Tércia Montenegro (crônica publicada hoje no jornal O Povo)




quarta-feira, 26 de setembro de 2012

Os mistérios


OS MISTÉRIOS


Todo criador de uma obra artística tem diante de si inúmeros componentes secretos por desvelar. Isso ocorre no instante decisivo de uma fotografia, que surge como num milagre (quase do mesmo modo com que surgem as palavras, para o laço do texto literário). Ocorre também na forma escondida sob a matéria-prima da escultura ou da tinta, ou nos sons ainda não modulados em música, nos movimentos que depois se transformarão em dança... Em qualquer arte existe uma zona misteriosa, não formulada racionalmente. Os pesquisadores constroem depois teorias e pensamentos em torno do ofício criador: algumas dessas questões são originais, inteligentes, científicas; outras não passam de meras curiosidades ou palpites.
Entretanto, por mais que as reflexões se tornem interessantes, insubstituível mesmo – e relevante – é sempre a arte. E há momentos em que se deve admitir que ela (não apenas como processo, mas também como produto) permanece com suas áreas inexplicáveis. Uma obra acabada não se submete a fórmulas ou expectativas, não se molda em previsibilidades. Este é, verdadeiramente, o seu ponto singular, nunca a sua fragilidade.

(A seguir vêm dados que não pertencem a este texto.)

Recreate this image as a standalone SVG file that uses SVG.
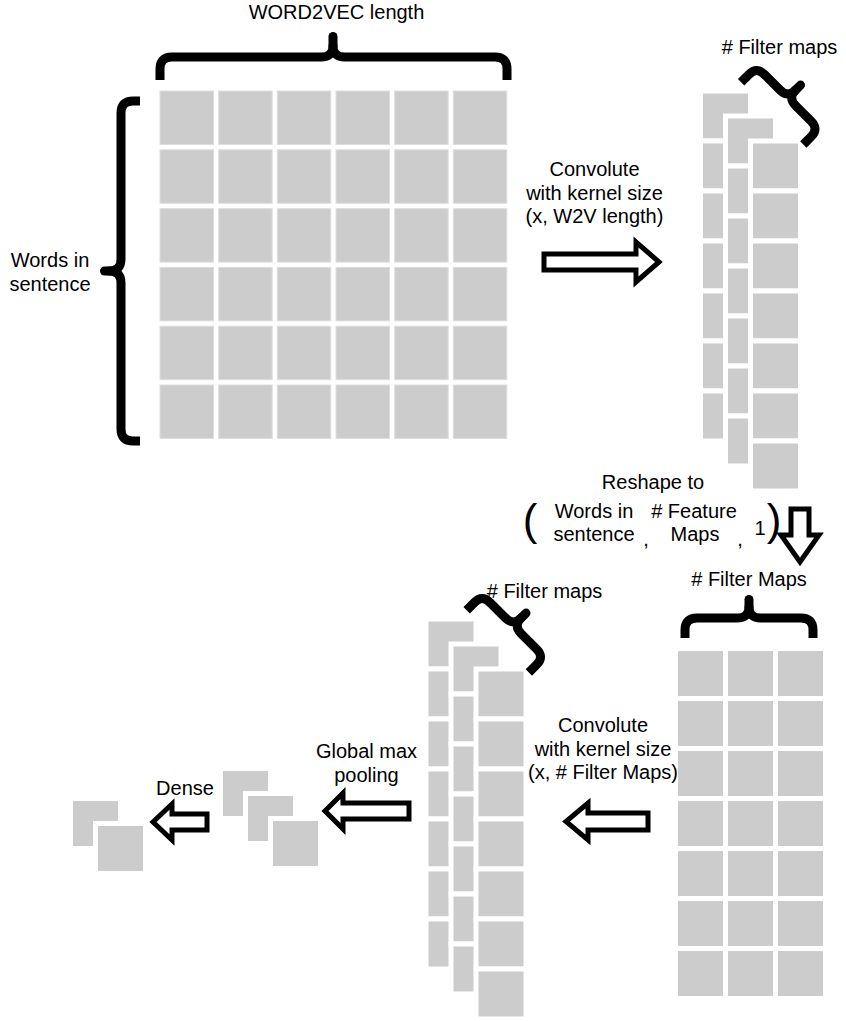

Costumo remoer tais ideias quando, na posição de apreciadora, caio na tentação de classificar meus sentimentos ou juízos diante de um espetáculo, uma pintura ou um filme. A tendência racionalizante é o grande vício humano, e eu tento experimentar às vezes o caminho contrário, de um olhar inocente, um contato que seja pura fruição. Ora, esse exercício tem me alertado para a necessidade de descartar explicações artísticas inclusive para as obras que tento fazer.

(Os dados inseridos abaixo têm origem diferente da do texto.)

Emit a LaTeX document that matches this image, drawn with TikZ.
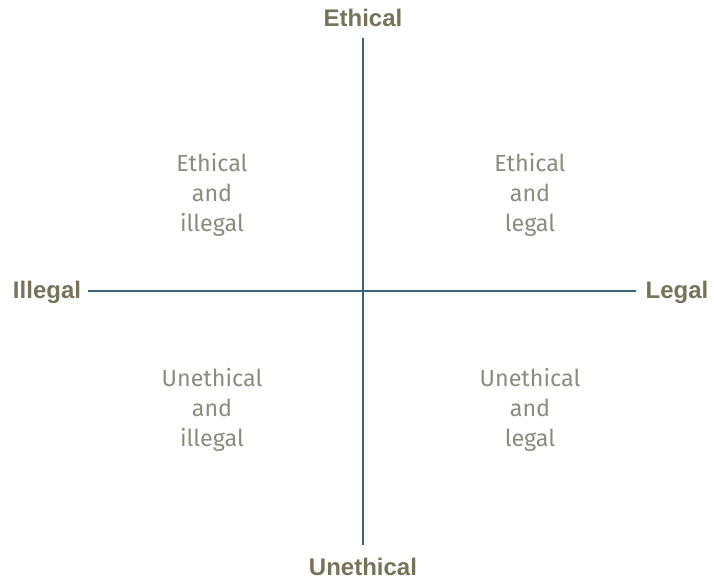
\documentclass[tikz,border=0pt]{standalone}
\usepackage{fontspec}
\setmainfont{Liberation Sans}
\newfontfamily\quadfont{Fira Sans}
\usepackage{tikz}
\usetikzlibrary{positioning}

\definecolor{axisline}{HTML}{3A647C}
\definecolor{axislabel}{HTML}{77735A}
\definecolor{quadtext}{HTML}{8C8B80}

\tikzset{
    axislbl/.style={font=\bfseries\fontsize{18}{19}\selectfont, text=axislabel, inner sep=1pt},
    quad/.style={font=\quadfont\fontsize{17.5}{22.5}\selectfont, text=quadtext, align=center},
    axis/.style={draw=axisline, line width=2.2pt}
}

\begin{document}
\begin{tikzpicture}[x=0.75pt, y=-0.75pt]
    \useasboundingbox (0,0) rectangle (714,580);

    \node[axislbl] (eth) at (363,18) {Ethical};
    \node[axislbl] (uneth) at (363,567) {Unethical};
    \node[axislbl] (illeg) at (47,292) {Illegal};
    \node[axislbl] (leg) at (677,292) {Legal};

    \coordinate (top) at (363,38);
    \coordinate (bot) at (363,545);
    \coordinate (lft) at (88,291);
    \coordinate (rgt) at (636,291);

    \node[quad] (ethil) at (212,195) {Ethical\\and\\illegal};
    \node[quad] (ethle) at (530,195) {Ethical\\and\\legal};
    \node[quad] (unil) at (212,410) {Unethical\\and\\illegal};
    \node[quad] (unle) at (530,410) {Unethical\\and\\legal};

    \draw[axis] (top) -- (bot);
    \draw[axis] (lft) -- (rgt);

\end{tikzpicture}
\end{document}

Sinceramente, nunca escrevi ou fotografei com o que se pode chamar de postura técnica. A paixão me domina, na hora de criar. A “frieza” profissional é posterior, no trabalho com diferentes versões, revisões, escolhas – e é óbvio que essa etapa é importantíssima, para amadurecer e consolidar o que se pretende. Entretanto, mal o processo termina, já me dedico a um novo projeto, um outro arrebatamento. A incerteza desse percurso é, talvez, o traço mais atraente e vertiginoso, aquilo de que não abro mão – e jamais abrirei.

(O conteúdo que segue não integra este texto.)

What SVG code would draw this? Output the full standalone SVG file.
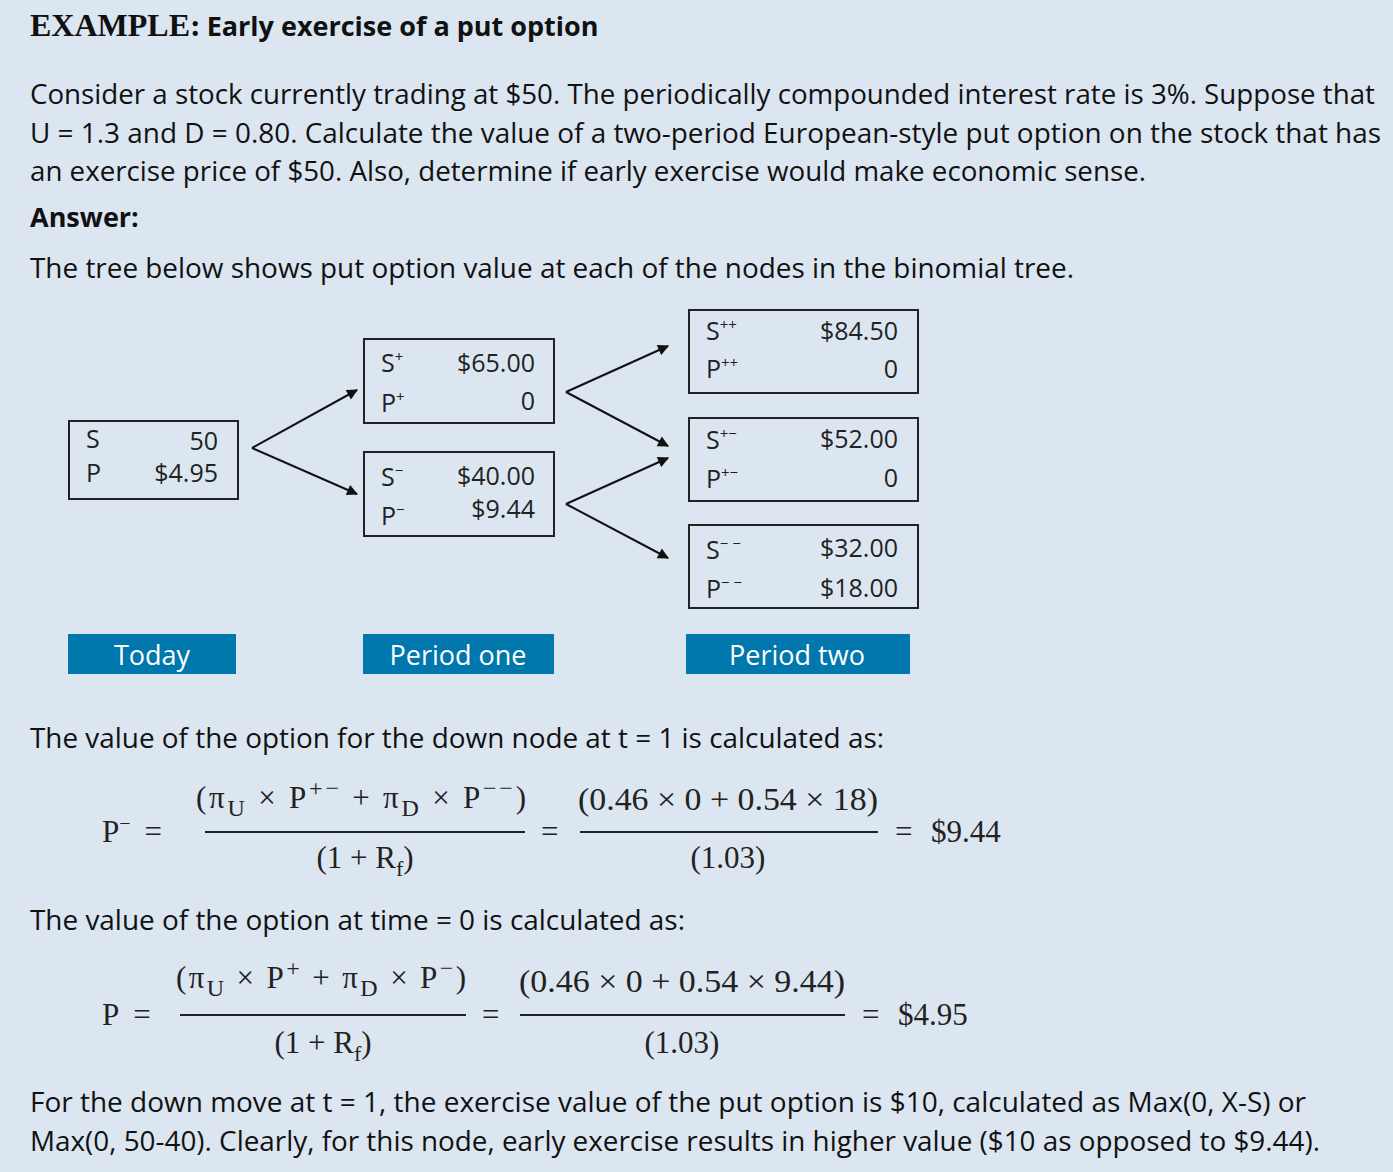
<svg xmlns="http://www.w3.org/2000/svg" width="1393" height="1172" viewBox="0 0 1393 1172">
<defs>
<marker id="ah" viewBox="0 0 10 10" refX="9" refY="5" markerWidth="13" markerHeight="11" orient="auto" markerUnits="userSpaceOnUse"><path d="M0,0 L10,5 L0,10 z" fill="#111"/></marker>
<style>
.b{font-family:"Open Sans","Noto Sans",sans-serif;font-size:27px;fill:#111}
.n{font-family:"Open Sans","Noto Sans",sans-serif;font-size:25px;fill:#222}
.box{fill:none;stroke:#222;stroke-width:2}
.lab{fill:#0077ad}
.lt{font-family:"Open Sans","Noto Sans",sans-serif;font-size:27px;fill:#fff;text-anchor:middle}
.m{font-family:"Liberation Serif",serif;font-size:31px;fill:#222}
.c{stroke:#111;stroke-width:2;fill:none;marker-end:url(#ah)}
.fl{stroke:#222;stroke-width:2}
</style>
</defs>
<rect width="1393" height="1172" fill="#dce6f1"/>
<text x="30" y="36"><tspan style="font-family:'Liberation Serif',serif;font-weight:bold;font-size:32px" fill="#111">EXAMPLE:</tspan><tspan class="b" dx="6" font-weight="bold" font-size="27">Early exercise of a put option</tspan></text>
<text class="b" x="30" y="104" textLength="1345" lengthAdjust="spacingAndGlyphs">Consider a stock currently trading at $50. The periodically compounded interest rate is 3%. Suppose that</text>
<text class="b" x="30" y="143" textLength="1351" lengthAdjust="spacingAndGlyphs">U = 1.3 and D = 0.80. Calculate the value of a two-period European-style put option on the stock that has</text>
<text class="b" x="30" y="181" textLength="1116" lengthAdjust="spacingAndGlyphs">an exercise price of $50. Also, determine if early exercise would make economic sense.</text>
<text class="b" x="30" y="227" font-weight="bold">Answer:</text>
<text class="b" x="30" y="278" textLength="1044" lengthAdjust="spacingAndGlyphs">The tree below shows put option value at each of the nodes in the binomial tree.</text>

<g id="connectors">
<path class="c" d="M252,448 L357,390"/>
<path class="c" d="M252,448 L357,494"/>
<path class="c" d="M566,392 L668,346"/>
<path class="c" d="M566,392 L668,446"/>
<path class="c" d="M566,504 L668,458"/>
<path class="c" d="M566,504 L668,558"/>
</g>
<g id="today"><rect class="box" x="69" y="421" width="169" height="78"/>
<text class="n" x="86" y="448">S</text><text class="n" x="218" y="450" text-anchor="end">50</text>
<text class="n" x="86" y="482">P</text><text class="n" x="218" y="482" text-anchor="end">$4.95</text></g>
<g id="up"><rect class="box" x="364" y="339" width="190" height="84"/>
<text class="n" x="381" y="372">S<tspan font-size="15" dy="-10">+</tspan></text><text class="n" x="535" y="372" text-anchor="end">$65.00</text>
<text class="n" x="381" y="412">P<tspan font-size="15" dy="-10">+</tspan></text><text class="n" x="535" y="410" text-anchor="end">0</text></g>
<g id="down"><rect class="box" x="364" y="452" width="190" height="84"/>
<text class="n" x="381" y="486">S<tspan font-size="15" dy="-10">−</tspan></text><text class="n" x="535" y="485" text-anchor="end">$40.00</text>
<text class="n" x="381" y="525">P<tspan font-size="15" dy="-10">−</tspan></text><text class="n" x="535" y="518" text-anchor="end">$9.44</text></g>
<g id="upup"><rect class="box" x="689" y="310" width="229" height="83"/>
<text class="n" x="706" y="340">S<tspan font-size="15" dy="-10">++</tspan></text><text class="n" x="898" y="340" text-anchor="end">$84.50</text>
<text class="n" x="706" y="378">P<tspan font-size="15" dy="-10">++</tspan></text><text class="n" x="898" y="378" text-anchor="end">0</text></g>
<g id="updown"><rect class="box" x="689" y="418" width="229" height="83"/>
<text class="n" x="706" y="449">S<tspan font-size="15" dy="-10">+−</tspan></text><text class="n" x="898" y="448" text-anchor="end">$52.00</text>
<text class="n" x="706" y="488">P<tspan font-size="15" dy="-10">+−</tspan></text><text class="n" x="898" y="487" text-anchor="end">0</text></g>
<g id="downdown"><rect class="box" x="689" y="525" width="229" height="83"/>
<text class="n" x="706" y="559">S<tspan font-size="15" dy="-10">− −</tspan></text><text class="n" x="898" y="557" text-anchor="end">$32.00</text>
<text class="n" x="706" y="598">P<tspan font-size="15" dy="-10">− −</tspan></text><text class="n" x="898" y="597" text-anchor="end">$18.00</text></g>
<g id="labels">
<rect class="lab" x="68" y="634" width="168" height="40"/><text class="lt" x="152" y="665">Today</text>
<rect class="lab" x="363" y="634" width="191" height="40"/><text class="lt" x="458" y="665">Period one</text>
<rect class="lab" x="686" y="634" width="224" height="40"/><text class="lt" x="797" y="665">Period two</text>
</g>

<text class="b" x="30" y="748" textLength="854" lengthAdjust="spacingAndGlyphs">The value of the option for the down node at t = 1 is calculated as:</text>
<g id="formula1">
<text class="m" x="102" y="842">P<tspan font-size="20" dy="-12">−</tspan><tspan dy="12" dx="14">=</tspan></text>
<text class="m" x="196" y="808" textLength="330" lengthAdjust="spacing">(π<tspan font-size="24" dy="8">U</tspan><tspan dy="-8"> × P</tspan><tspan font-size="24" dy="-12">+−</tspan><tspan dy="12"> + π</tspan><tspan font-size="24" dy="8">D</tspan><tspan dy="-8"> × P</tspan><tspan font-size="24" dy="-12">−−</tspan><tspan dy="12">)</tspan></text>
<line class="fl" x1="205" y1="832" x2="525" y2="832"/>
<text class="m" x="365" y="868" text-anchor="middle">(1 + R<tspan font-size="22" dy="8">f</tspan><tspan dy="-8">)</tspan></text>
<text class="m" x="541" y="842">=</text>
<text class="m" x="578" y="810" textLength="300" lengthAdjust="spacingAndGlyphs">(0.46 × 0 + 0.54 × 18)</text>
<line class="fl" x1="580" y1="832" x2="878" y2="832"/>
<text class="m" x="728" y="868" text-anchor="middle">(1.03)</text>
<text class="m" x="895" y="842">=</text><text class="m" x="931" y="842">$9.44</text>
</g>
<text class="b" x="30" y="930" textLength="655" lengthAdjust="spacingAndGlyphs">The value of the option at time = 0 is calculated as:</text>
<g id="formula2">
<text class="m" x="102" y="1025">P<tspan dx="14">=</tspan></text>
<text class="m" x="176" y="988" textLength="290" lengthAdjust="spacing">(π<tspan font-size="24" dy="8">U</tspan><tspan dy="-8"> × P</tspan><tspan font-size="24" dy="-12">+</tspan><tspan dy="12"> + π</tspan><tspan font-size="24" dy="8">D</tspan><tspan dy="-8"> × P</tspan><tspan font-size="24" dy="-12">−</tspan><tspan dy="12">)</tspan></text>
<line class="fl" x1="180" y1="1015" x2="466" y2="1015"/>
<text class="m" x="323" y="1053" text-anchor="middle">(1 + R<tspan font-size="22" dy="8">f</tspan><tspan dy="-8">)</tspan></text>
<text class="m" x="482" y="1025">=</text>
<text class="m" x="519" y="992" textLength="326" lengthAdjust="spacingAndGlyphs">(0.46 × 0 + 0.54 × 9.44)</text>
<line class="fl" x1="520" y1="1015" x2="845" y2="1015"/>
<text class="m" x="682" y="1053" text-anchor="middle">(1.03)</text>
<text class="m" x="862" y="1025">=</text><text class="m" x="898" y="1025">$4.95</text>
</g>
<text class="b" x="30" y="1112" textLength="1276" lengthAdjust="spacingAndGlyphs">For the down move at t = 1, the exercise value of the put option is $10, calculated as Max(0, X-S) or</text>
<text class="b" x="30" y="1151" textLength="1290" lengthAdjust="spacingAndGlyphs">Max(0, 50-40). Clearly, for this node, early exercise results in higher value ($10 as opposed to $9.44).</text>
</svg>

A teoria pode ter prestígio e interesse para certas horas ou finalidades, mas somente o impulso prático inventa desafios. Quando um pensamento ou estilo estagna, isso pode parecer confortável, à primeira vista. Dá a impressão de um objetivo alcançado – mas essa é uma ilusão nociva. Torna-se estéril todo artista que adota uma fórmula ou molde para encaixar produtos autômatos, livres de dúvida e sofrimento criador. Da mesma forma, para o público, perde-se o impacto, quando se tenta substituir uma obra por sua intencionalidade. A velha pergunta sobre “o que o autor quis dizer” esconde, em nome de um simplismo tranquilizador, a mutilação de todas as riquezas que não podem ser traduzidas ou expressas a não ser daquela maneira que o autor adotou.  
Estou convencida de que, no território das reflexões, nada é mais danoso que um raciocínio fechado, cem por cento correto – assim como, em arte, nada é mais descartável que uma obra sem mistérios.